> [EXERCISE DETAILS]:
Skip all pictures, then print the remaining material exactly.

^^^^^^^^

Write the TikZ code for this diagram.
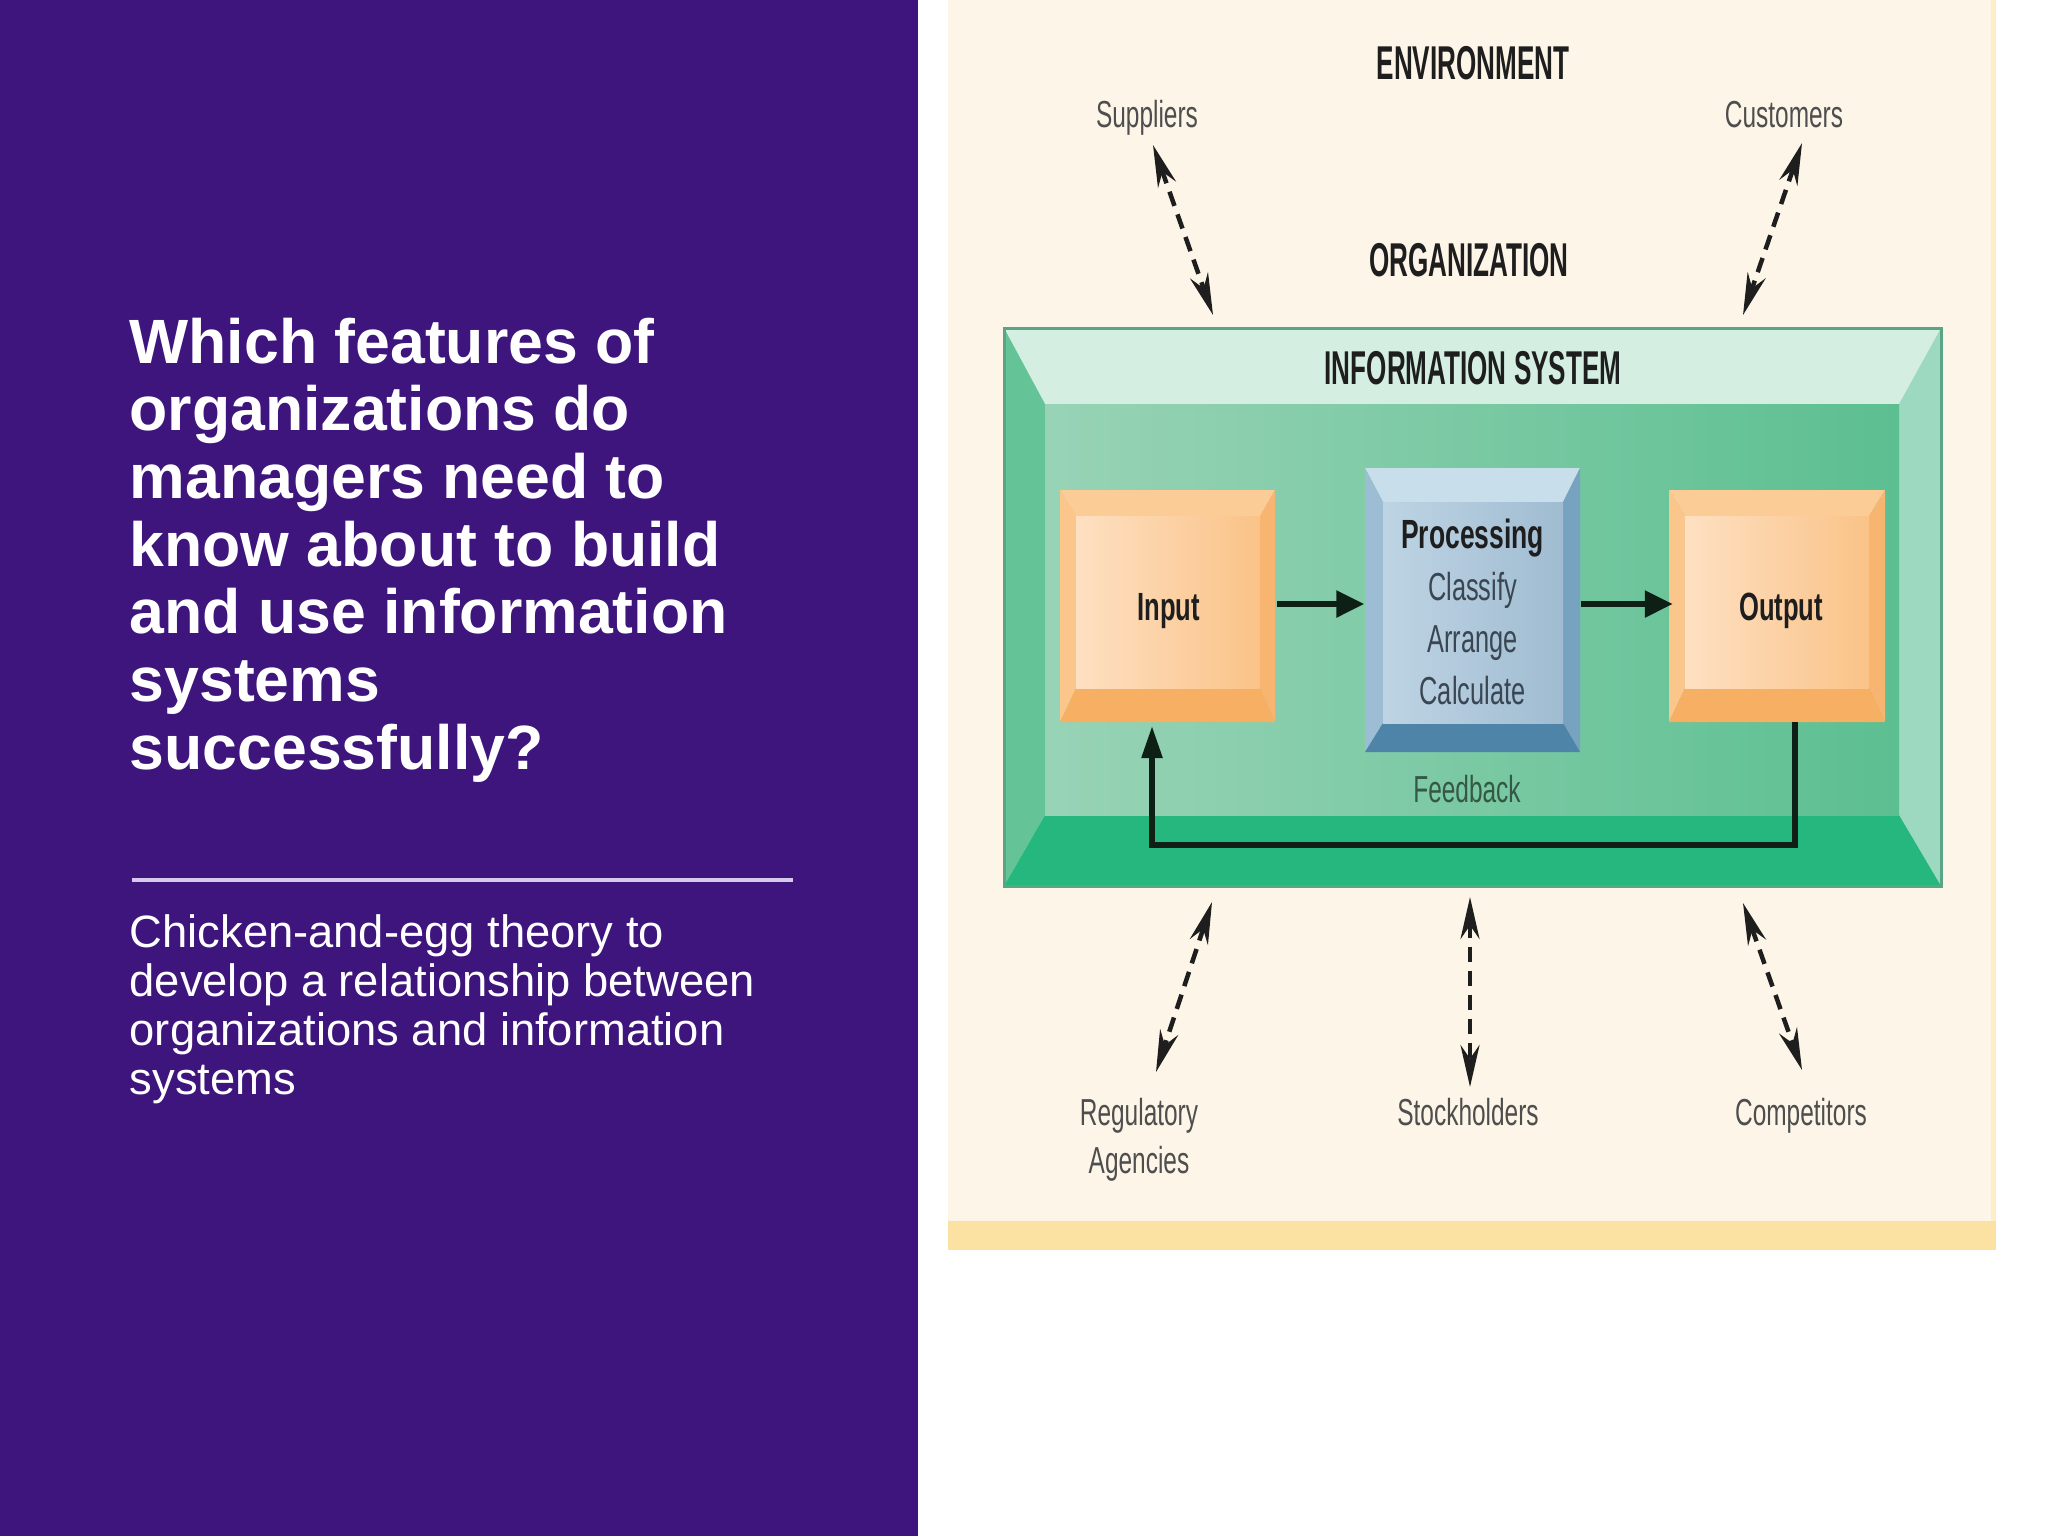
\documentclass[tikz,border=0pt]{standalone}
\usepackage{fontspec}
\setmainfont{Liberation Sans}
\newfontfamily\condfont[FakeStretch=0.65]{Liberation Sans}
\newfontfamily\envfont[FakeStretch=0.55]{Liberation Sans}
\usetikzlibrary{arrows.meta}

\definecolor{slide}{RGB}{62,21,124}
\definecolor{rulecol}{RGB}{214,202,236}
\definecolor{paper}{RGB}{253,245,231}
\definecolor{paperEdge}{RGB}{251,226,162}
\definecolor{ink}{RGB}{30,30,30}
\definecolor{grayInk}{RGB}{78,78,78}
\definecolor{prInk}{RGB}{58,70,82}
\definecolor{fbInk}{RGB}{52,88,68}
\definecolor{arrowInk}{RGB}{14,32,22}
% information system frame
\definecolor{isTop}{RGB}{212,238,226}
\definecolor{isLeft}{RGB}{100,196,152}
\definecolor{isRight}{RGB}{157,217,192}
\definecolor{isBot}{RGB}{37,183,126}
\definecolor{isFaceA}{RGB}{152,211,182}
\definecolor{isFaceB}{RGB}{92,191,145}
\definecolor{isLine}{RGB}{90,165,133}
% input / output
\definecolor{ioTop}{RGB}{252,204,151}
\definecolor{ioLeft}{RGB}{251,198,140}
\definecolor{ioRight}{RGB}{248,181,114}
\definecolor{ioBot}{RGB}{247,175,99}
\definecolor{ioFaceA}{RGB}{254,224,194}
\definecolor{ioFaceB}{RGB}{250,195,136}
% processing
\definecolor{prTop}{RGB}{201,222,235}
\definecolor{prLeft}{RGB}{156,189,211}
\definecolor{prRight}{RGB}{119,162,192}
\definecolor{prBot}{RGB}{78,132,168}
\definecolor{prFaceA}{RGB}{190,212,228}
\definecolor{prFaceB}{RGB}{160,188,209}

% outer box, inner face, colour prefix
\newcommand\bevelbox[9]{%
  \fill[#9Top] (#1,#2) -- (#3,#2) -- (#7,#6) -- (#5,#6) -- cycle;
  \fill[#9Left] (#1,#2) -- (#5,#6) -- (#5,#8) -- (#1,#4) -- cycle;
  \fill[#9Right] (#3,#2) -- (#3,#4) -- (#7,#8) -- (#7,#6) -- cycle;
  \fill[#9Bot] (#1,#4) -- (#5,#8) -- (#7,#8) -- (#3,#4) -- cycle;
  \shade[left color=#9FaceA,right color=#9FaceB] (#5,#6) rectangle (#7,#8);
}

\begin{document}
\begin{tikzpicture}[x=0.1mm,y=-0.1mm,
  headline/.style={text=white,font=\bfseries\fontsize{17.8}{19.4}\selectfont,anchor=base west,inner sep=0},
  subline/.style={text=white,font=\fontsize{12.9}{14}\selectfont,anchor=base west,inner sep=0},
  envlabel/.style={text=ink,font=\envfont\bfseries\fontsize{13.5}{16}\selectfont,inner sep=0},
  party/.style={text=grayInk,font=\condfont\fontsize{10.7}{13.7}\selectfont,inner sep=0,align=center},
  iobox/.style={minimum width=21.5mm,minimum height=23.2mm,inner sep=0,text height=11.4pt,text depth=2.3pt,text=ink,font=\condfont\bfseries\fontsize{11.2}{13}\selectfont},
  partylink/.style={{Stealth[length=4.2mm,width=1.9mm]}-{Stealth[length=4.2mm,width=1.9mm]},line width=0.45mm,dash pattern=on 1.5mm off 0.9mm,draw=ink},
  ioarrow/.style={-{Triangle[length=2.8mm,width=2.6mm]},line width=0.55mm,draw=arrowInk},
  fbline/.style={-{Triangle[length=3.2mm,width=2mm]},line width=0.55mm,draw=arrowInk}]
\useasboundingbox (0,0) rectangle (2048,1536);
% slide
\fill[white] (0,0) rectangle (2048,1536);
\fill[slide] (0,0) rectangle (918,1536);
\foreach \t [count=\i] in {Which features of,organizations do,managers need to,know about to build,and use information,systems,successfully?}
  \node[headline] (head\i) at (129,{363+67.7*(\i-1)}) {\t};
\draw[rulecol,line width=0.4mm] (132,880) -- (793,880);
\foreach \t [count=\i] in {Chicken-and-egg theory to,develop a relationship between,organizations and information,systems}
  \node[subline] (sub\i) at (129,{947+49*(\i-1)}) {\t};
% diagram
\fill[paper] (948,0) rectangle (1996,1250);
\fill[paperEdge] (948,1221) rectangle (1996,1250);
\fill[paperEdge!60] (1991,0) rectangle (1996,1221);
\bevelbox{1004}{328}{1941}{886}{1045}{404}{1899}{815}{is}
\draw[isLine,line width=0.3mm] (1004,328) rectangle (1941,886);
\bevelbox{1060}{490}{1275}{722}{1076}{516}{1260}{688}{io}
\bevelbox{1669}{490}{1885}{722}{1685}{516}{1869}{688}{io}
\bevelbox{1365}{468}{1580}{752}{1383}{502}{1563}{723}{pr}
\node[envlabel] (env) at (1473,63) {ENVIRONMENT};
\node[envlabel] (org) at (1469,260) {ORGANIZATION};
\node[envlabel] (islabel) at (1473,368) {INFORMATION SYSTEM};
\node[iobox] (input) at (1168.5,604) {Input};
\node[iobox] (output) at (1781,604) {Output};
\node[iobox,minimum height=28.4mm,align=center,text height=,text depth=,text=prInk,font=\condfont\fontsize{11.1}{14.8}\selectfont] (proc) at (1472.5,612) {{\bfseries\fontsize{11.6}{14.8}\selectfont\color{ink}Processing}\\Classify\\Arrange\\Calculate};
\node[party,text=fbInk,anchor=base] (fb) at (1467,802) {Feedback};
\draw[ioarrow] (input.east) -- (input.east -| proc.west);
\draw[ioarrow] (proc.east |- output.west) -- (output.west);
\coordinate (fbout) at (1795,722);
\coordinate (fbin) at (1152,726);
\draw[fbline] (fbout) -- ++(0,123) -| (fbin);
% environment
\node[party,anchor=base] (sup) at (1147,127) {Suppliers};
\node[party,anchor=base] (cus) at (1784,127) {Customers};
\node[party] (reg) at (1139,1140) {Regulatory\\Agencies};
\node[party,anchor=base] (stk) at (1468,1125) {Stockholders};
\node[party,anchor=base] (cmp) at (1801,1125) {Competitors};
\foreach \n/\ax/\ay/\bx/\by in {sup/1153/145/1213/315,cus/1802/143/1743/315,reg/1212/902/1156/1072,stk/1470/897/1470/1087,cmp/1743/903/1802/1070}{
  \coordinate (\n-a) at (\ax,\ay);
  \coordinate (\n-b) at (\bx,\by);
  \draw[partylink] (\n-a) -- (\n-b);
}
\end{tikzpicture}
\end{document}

^^^^^^^^

> [WRITTEN RESPONSE]:
Write the TikZ code for this diagram.
\documentclass[tikz,border=0pt]{standalone}
\usepackage{fontspec}
\setmainfont{Liberation Sans}
\newfontfamily\condfont[FakeStretch=0.65]{Liberation Sans}
\newfontfamily\envfont[FakeStretch=0.55]{Liberation Sans}
\usetikzlibrary{arrows.meta}

\definecolor{slide}{RGB}{62,21,124}
\definecolor{rulecol}{RGB}{214,202,236}
\definecolor{paper}{RGB}{253,245,231}
\definecolor{paperEdge}{RGB}{251,226,162}
\definecolor{ink}{RGB}{30,30,30}
\definecolor{grayInk}{RGB}{78,78,78}
\definecolor{prInk}{RGB}{58,70,82}
\definecolor{fbInk}{RGB}{52,88,68}
\definecolor{arrowInk}{RGB}{14,32,22}
% information system frame
\definecolor{isTop}{RGB}{212,238,226}
\definecolor{isLeft}{RGB}{100,196,152}
\definecolor{isRight}{RGB}{157,217,192}
\definecolor{isBot}{RGB}{37,183,126}
\definecolor{isFaceA}{RGB}{152,211,182}
\definecolor{isFaceB}{RGB}{92,191,145}
\definecolor{isLine}{RGB}{90,165,133}
% input / output
\definecolor{ioTop}{RGB}{252,204,151}
\definecolor{ioLeft}{RGB}{251,198,140}
\definecolor{ioRight}{RGB}{248,181,114}
\definecolor{ioBot}{RGB}{247,175,99}
\definecolor{ioFaceA}{RGB}{254,224,194}
\definecolor{ioFaceB}{RGB}{250,195,136}
% processing
\definecolor{prTop}{RGB}{201,222,235}
\definecolor{prLeft}{RGB}{156,189,211}
\definecolor{prRight}{RGB}{119,162,192}
\definecolor{prBot}{RGB}{78,132,168}
\definecolor{prFaceA}{RGB}{190,212,228}
\definecolor{prFaceB}{RGB}{160,188,209}

% outer box, inner face, colour prefix
\newcommand\bevelbox[9]{%
  \fill[#9Top] (#1,#2) -- (#3,#2) -- (#7,#6) -- (#5,#6) -- cycle;
  \fill[#9Left] (#1,#2) -- (#5,#6) -- (#5,#8) -- (#1,#4) -- cycle;
  \fill[#9Right] (#3,#2) -- (#3,#4) -- (#7,#8) -- (#7,#6) -- cycle;
  \fill[#9Bot] (#1,#4) -- (#5,#8) -- (#7,#8) -- (#3,#4) -- cycle;
  \shade[left color=#9FaceA,right color=#9FaceB] (#5,#6) rectangle (#7,#8);
}

\begin{document}
\begin{tikzpicture}[x=0.1mm,y=-0.1mm,
  headline/.style={text=white,font=\bfseries\fontsize{17.8}{19.4}\selectfont,anchor=base west,inner sep=0},
  subline/.style={text=white,font=\fontsize{12.9}{14}\selectfont,anchor=base west,inner sep=0},
  envlabel/.style={text=ink,font=\envfont\bfseries\fontsize{13.5}{16}\selectfont,inner sep=0},
  party/.style={text=grayInk,font=\condfont\fontsize{10.7}{13.7}\selectfont,inner sep=0,align=center},
  iobox/.style={minimum width=21.5mm,minimum height=23.2mm,inner sep=0,text height=11.4pt,text depth=2.3pt,text=ink,font=\condfont\bfseries\fontsize{11.2}{13}\selectfont},
  partylink/.style={{Stealth[length=4.2mm,width=1.9mm]}-{Stealth[length=4.2mm,width=1.9mm]},line width=0.45mm,dash pattern=on 1.5mm off 0.9mm,draw=ink},
  ioarrow/.style={-{Triangle[length=2.8mm,width=2.6mm]},line width=0.55mm,draw=arrowInk},
  fbline/.style={-{Triangle[length=3.2mm,width=2mm]},line width=0.55mm,draw=arrowInk}]
\useasboundingbox (0,0) rectangle (2048,1536);
% slide
\fill[white] (0,0) rectangle (2048,1536);
\fill[slide] (0,0) rectangle (918,1536);
\foreach \t [count=\i] in {Which features of,organizations do,managers need to,know about to build,and use information,systems,successfully?}
  \node[headline] (head\i) at (129,{363+67.7*(\i-1)}) {\t};
\draw[rulecol,line width=0.4mm] (132,880) -- (793,880);
\foreach \t [count=\i] in {Chicken-and-egg theory to,develop a relationship between,organizations and information,systems}
  \node[subline] (sub\i) at (129,{947+49*(\i-1)}) {\t};
% diagram
\fill[paper] (948,0) rectangle (1996,1250);
\fill[paperEdge] (948,1221) rectangle (1996,1250);
\fill[paperEdge!60] (1991,0) rectangle (1996,1221);
\bevelbox{1004}{328}{1941}{886}{1045}{404}{1899}{815}{is}
\draw[isLine,line width=0.3mm] (1004,328) rectangle (1941,886);
\bevelbox{1060}{490}{1275}{722}{1076}{516}{1260}{688}{io}
\bevelbox{1669}{490}{1885}{722}{1685}{516}{1869}{688}{io}
\bevelbox{1365}{468}{1580}{752}{1383}{502}{1563}{723}{pr}
\node[envlabel] (env) at (1473,63) {ENVIRONMENT};
\node[envlabel] (org) at (1469,260) {ORGANIZATION};
\node[envlabel] (islabel) at (1473,368) {INFORMATION SYSTEM};
\node[iobox] (input) at (1168.5,604) {Input};
\node[iobox] (output) at (1781,604) {Output};
\node[iobox,minimum height=28.4mm,align=center,text height=,text depth=,text=prInk,font=\condfont\fontsize{11.1}{14.8}\selectfont] (proc) at (1472.5,612) {{\bfseries\fontsize{11.6}{14.8}\selectfont\color{ink}Processing}\\Classify\\Arrange\\Calculate};
\node[party,text=fbInk,anchor=base] (fb) at (1467,802) {Feedback};
\draw[ioarrow] (input.east) -- (input.east -| proc.west);
\draw[ioarrow] (proc.east |- output.west) -- (output.west);
\coordinate (fbout) at (1795,722);
\coordinate (fbin) at (1152,726);
\draw[fbline] (fbout) -- ++(0,123) -| (fbin);
% environment
\node[party,anchor=base] (sup) at (1147,127) {Suppliers};
\node[party,anchor=base] (cus) at (1784,127) {Customers};
\node[party] (reg) at (1139,1140) {Regulatory\\Agencies};
\node[party,anchor=base] (stk) at (1468,1125) {Stockholders};
\node[party,anchor=base] (cmp) at (1801,1125) {Competitors};
\foreach \n/\ax/\ay/\bx/\by in {sup/1153/145/1213/315,cus/1802/143/1743/315,reg/1212/902/1156/1072,stk/1470/897/1470/1087,cmp/1743/903/1802/1070}{
  \coordinate (\n-a) at (\ax,\ay);
  \coordinate (\n-b) at (\bx,\by);
  \draw[partylink] (\n-a) -- (\n-b);
}
\end{tikzpicture}
\end{document}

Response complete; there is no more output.